Не случайно, что такой «топографический» поворот произошел именно в русском авангарде: многими замечено, что «русское пространство» имеет определенный изъян: есть сильная позиция «близкого круга» – приватного – и сильная позиция «дальнего круга» – огромного, утопического горизонта. «Средний» же «круг» традиционно ослаблен: есть мой дом, но нет моего двора, есть Советский Союз, но нет профсоюза. «Маленький человек» в русской литературе – и края Солнечной системы в русском авангарде, а в промежутке – нечто, в принципе не существенное. Это отчасти объяснимо нашей географией и «аграрностью». Показательно, что так же, как и Каспар Давид Фридрих, Вальтер Беньямин рисует ландшафт природный, по крайней мере сельский, средства «технического воспроизводства» не отягощают даль. Крестьяне, а не горожане-рабочие свидетельствуют о будущем на картинах Малевича. И будущее это – сразу за порогом. Там, за порогом, где кончается твое место, начинаются чудеса; чья-то земля, чья-то воля и пыль, поднятая скачущей на горизонте «красной конницей». Образ всматривания в даль в русском авангарде стал выражением напряженного ожидания, это ожидание знамения, воплощенного будущего.

some text

Естественно, что после катастроф двадцатого века, века утопий, содержание этого ожидания несколько меняется. Оно подвергается беспощадной этической критике. Оно поворачивается к содержанию «мир может измениться в одночасье». Содержанию, пропорциональному панике и мучительной неопределености: панической географии. Оно наполняется страхом, желанием убедиться, что вещи все еще на своих местах. Желанием никогда не встретить врага, по выражению Акилле Бонито Оливы. Желанием лишь созерцать битву вдали, в одномерности линии горизонта, в координатах сцены: пусть она производит ауру, пусть знаменует правоту поэта, пусть полируется взглядом, как обнаженные плечи Элен из «Войны и мира».

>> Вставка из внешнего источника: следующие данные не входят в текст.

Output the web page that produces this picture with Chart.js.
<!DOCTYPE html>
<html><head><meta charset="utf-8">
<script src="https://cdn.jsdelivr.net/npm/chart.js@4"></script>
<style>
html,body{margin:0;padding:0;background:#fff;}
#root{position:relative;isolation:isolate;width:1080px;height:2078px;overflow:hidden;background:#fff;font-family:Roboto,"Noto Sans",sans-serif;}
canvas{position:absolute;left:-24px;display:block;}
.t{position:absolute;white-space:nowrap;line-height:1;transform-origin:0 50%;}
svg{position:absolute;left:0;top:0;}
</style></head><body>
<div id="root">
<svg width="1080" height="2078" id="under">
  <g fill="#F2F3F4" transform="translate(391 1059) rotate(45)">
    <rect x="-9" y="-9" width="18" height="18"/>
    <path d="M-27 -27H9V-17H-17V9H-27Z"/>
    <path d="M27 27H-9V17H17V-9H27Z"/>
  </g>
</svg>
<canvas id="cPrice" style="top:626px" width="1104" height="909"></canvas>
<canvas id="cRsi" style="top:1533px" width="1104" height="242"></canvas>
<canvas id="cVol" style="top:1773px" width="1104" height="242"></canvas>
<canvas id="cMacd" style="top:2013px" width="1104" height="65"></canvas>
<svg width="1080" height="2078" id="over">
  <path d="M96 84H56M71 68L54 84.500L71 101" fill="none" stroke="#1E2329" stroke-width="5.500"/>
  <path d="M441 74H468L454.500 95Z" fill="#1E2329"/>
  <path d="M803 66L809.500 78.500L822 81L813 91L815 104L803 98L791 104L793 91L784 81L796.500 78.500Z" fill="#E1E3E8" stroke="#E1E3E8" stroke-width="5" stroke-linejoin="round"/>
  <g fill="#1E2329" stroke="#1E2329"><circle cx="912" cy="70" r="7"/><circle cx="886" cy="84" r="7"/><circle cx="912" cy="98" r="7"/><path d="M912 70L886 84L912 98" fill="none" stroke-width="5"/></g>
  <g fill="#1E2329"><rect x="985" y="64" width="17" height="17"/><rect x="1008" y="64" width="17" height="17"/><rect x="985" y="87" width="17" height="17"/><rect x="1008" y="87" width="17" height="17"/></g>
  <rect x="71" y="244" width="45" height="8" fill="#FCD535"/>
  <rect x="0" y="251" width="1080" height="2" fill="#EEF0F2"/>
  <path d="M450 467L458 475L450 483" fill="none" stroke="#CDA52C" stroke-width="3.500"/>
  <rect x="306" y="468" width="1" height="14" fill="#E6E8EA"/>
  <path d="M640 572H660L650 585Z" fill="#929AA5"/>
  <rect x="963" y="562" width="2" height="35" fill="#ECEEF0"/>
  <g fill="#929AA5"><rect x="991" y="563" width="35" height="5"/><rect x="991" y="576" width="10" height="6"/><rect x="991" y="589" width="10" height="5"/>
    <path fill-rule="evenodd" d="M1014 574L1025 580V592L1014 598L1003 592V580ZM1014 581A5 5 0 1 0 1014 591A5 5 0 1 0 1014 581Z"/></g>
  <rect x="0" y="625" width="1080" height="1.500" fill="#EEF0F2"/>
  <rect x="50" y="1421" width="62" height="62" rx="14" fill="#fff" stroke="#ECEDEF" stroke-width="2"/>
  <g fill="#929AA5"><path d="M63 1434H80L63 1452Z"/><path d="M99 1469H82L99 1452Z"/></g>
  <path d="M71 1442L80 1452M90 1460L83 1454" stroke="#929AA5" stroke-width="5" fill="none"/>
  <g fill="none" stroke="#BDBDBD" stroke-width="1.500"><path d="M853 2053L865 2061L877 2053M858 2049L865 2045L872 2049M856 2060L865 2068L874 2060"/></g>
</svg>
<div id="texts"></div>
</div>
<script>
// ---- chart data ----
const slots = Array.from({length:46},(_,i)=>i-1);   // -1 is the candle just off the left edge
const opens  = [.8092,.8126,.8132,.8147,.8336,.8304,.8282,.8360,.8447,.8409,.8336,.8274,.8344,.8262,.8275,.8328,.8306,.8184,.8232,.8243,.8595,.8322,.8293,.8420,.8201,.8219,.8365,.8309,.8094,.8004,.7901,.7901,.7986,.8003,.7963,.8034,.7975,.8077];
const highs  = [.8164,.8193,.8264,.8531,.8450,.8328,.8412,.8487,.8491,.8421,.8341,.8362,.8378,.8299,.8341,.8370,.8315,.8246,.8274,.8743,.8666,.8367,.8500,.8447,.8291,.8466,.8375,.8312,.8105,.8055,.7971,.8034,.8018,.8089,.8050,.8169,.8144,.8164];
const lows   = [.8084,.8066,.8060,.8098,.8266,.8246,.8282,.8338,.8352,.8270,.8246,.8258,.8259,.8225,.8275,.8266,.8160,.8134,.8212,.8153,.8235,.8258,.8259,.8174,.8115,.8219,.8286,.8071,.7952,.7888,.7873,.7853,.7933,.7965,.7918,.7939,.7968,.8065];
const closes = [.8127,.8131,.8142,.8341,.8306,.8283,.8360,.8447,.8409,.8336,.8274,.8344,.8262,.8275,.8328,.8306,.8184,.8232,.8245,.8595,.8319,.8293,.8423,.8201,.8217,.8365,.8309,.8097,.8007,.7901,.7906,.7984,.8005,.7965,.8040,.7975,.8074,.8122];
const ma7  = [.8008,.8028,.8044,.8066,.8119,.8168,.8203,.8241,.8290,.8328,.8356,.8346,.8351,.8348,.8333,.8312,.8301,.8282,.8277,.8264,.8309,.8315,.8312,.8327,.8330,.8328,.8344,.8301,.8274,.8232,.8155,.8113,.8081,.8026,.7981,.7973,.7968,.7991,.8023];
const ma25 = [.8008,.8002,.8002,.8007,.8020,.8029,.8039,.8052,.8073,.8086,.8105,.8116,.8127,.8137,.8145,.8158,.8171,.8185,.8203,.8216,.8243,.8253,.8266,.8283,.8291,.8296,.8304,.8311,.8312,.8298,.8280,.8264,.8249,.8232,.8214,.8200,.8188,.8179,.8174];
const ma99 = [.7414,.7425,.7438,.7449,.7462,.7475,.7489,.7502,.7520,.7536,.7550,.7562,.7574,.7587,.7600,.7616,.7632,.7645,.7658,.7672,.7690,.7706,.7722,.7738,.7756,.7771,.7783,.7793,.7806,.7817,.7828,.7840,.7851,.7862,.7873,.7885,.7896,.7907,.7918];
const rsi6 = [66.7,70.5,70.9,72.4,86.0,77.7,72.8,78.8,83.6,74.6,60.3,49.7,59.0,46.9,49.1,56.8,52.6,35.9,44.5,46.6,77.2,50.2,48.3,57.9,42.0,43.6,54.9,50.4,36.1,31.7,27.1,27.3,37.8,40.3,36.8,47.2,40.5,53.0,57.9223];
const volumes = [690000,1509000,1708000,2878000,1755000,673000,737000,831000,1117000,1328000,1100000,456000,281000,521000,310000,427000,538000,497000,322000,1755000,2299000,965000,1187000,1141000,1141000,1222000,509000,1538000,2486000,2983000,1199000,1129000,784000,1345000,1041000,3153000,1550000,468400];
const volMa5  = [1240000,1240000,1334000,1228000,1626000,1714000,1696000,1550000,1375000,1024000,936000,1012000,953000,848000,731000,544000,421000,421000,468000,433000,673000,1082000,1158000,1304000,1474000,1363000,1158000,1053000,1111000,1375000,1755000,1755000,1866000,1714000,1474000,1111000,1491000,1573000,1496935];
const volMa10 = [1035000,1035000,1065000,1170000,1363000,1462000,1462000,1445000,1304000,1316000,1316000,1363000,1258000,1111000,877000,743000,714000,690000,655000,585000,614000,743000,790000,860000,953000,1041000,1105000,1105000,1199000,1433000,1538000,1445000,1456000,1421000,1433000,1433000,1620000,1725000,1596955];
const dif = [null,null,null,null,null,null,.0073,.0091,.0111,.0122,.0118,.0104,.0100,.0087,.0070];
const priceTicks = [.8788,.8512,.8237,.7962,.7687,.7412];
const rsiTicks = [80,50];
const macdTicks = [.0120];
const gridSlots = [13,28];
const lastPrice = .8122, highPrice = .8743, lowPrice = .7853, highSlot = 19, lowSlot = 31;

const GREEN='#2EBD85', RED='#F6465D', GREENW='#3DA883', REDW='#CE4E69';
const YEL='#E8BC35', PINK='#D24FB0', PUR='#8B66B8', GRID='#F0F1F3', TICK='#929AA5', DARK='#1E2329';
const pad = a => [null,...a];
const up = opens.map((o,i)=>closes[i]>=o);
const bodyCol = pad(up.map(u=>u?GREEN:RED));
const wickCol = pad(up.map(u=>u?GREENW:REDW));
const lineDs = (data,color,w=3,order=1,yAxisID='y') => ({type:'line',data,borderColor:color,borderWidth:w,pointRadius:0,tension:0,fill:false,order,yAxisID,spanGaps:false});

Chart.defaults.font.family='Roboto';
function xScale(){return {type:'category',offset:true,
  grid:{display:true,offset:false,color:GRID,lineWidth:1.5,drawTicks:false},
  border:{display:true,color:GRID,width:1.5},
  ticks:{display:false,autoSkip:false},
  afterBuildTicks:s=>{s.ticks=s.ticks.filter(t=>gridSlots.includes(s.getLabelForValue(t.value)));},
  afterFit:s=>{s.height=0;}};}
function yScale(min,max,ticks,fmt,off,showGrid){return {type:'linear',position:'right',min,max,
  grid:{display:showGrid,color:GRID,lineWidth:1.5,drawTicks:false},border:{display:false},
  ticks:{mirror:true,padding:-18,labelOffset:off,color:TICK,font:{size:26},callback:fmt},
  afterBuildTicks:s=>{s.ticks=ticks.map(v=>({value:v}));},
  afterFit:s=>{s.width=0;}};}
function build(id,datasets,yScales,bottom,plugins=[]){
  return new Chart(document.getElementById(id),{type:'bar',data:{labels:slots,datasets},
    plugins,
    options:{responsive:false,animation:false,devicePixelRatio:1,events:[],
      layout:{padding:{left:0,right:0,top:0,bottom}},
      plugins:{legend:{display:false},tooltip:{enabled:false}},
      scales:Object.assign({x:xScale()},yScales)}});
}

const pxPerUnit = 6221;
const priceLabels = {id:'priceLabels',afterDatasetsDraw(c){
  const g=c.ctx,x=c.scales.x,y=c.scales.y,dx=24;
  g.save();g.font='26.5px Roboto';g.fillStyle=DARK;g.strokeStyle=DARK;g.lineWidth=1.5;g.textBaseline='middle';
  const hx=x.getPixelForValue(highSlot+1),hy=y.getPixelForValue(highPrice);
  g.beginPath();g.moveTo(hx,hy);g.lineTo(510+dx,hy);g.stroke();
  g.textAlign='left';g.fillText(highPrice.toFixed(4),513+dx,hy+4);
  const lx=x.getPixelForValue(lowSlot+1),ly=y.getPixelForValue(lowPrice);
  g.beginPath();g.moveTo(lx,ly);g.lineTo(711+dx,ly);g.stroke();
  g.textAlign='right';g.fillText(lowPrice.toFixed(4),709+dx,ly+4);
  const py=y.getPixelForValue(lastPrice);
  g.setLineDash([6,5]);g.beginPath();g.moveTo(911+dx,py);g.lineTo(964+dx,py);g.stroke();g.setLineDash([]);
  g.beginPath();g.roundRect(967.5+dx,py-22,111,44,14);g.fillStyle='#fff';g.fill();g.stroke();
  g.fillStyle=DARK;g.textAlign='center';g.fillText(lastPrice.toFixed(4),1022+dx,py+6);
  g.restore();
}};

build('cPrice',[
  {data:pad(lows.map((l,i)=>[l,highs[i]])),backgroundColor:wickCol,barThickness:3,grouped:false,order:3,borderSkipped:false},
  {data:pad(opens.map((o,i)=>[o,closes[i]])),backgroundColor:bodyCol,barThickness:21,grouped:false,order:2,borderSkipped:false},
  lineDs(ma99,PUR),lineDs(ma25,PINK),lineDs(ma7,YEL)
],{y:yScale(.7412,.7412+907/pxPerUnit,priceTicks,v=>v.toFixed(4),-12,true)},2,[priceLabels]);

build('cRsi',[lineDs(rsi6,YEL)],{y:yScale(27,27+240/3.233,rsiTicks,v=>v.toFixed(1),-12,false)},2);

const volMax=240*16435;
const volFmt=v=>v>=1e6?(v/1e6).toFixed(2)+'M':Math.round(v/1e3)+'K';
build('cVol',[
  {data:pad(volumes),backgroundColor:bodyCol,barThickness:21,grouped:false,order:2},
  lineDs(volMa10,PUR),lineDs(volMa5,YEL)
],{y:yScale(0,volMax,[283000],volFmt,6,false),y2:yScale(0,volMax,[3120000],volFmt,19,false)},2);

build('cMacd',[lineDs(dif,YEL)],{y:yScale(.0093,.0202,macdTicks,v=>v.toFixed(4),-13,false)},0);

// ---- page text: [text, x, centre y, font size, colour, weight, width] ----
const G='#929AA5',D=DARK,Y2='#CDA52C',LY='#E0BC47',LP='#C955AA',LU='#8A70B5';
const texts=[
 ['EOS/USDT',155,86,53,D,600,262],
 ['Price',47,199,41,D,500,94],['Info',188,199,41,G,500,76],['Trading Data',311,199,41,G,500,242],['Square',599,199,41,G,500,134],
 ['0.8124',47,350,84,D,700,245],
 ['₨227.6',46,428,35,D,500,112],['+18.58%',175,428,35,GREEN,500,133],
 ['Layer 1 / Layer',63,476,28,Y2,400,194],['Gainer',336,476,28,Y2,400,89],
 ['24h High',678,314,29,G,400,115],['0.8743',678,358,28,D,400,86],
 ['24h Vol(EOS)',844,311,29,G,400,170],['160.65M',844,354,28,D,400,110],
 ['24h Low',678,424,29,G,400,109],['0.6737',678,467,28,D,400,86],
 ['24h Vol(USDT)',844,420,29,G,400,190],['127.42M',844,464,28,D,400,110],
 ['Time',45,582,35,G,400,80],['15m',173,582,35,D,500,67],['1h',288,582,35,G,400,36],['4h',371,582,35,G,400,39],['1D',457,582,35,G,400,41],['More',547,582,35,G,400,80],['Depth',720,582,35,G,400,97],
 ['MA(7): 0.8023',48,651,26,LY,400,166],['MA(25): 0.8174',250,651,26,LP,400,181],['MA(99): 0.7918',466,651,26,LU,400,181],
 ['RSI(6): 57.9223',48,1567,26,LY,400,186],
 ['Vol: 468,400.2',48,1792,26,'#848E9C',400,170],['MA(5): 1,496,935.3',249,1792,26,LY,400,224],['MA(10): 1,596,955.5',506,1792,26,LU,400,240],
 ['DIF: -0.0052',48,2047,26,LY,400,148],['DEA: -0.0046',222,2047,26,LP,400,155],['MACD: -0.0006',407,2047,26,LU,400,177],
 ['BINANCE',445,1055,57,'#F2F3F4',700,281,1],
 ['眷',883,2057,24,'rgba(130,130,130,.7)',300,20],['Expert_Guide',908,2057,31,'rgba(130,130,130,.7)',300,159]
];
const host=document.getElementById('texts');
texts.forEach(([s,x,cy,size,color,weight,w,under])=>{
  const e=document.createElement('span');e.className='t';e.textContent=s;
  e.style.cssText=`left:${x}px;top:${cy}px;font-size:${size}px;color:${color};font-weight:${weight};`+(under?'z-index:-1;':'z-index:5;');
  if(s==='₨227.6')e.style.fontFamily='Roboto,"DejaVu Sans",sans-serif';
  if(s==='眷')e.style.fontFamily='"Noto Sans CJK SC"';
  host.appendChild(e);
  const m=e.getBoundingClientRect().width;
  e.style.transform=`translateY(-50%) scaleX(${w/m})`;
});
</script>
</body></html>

По замечанию Анатолия Осмоловского, красная конница в одноименной картине Малевича – это сама вздыбившаяся земля. «Вздыбившаяся земля» – это тектоника, это неподвижность: никто никогда не видел, как движутся континенты. Напряженная, торжественная неподвижность. Другими словами, это скульптура. Кстати, это замечание помогло мне прочувствовать работу самого Осмоловского с «восставшей» паркетиной («Вставай, проклятьем заклейменный...», 2001) именно как скульптуру (ведь эта работа традиционно воспринимается с точки жеста разрушения, то есть процессуальности, или незаметного знака, то есть концептуалистски). Было бы интересно лечь на пол и посмотреть на нее так, как если бы она была очень далеко – вздыбившаяся, горделивая, коронообразная... Если скульптуру – хайдеггеровскую грозную Скульптуру, «собирающую пространство, дающее места вещам и человеку возможность обитать среди вещей», скульптуру, «возмущающую совесть», по словам Гюнтера Юккера, – отодвинуть с городской площади на линию горизонта, получится образ, близкий русскому авангарду и в то же время близкий современному чувству современности. Неописуемое (мне очень нравится, как это слово употребляет Илья Кабаков) у порога – как может быть «у порога» атмосферный циклон, но лишь у порога. Наша modernity – это такая скульптура.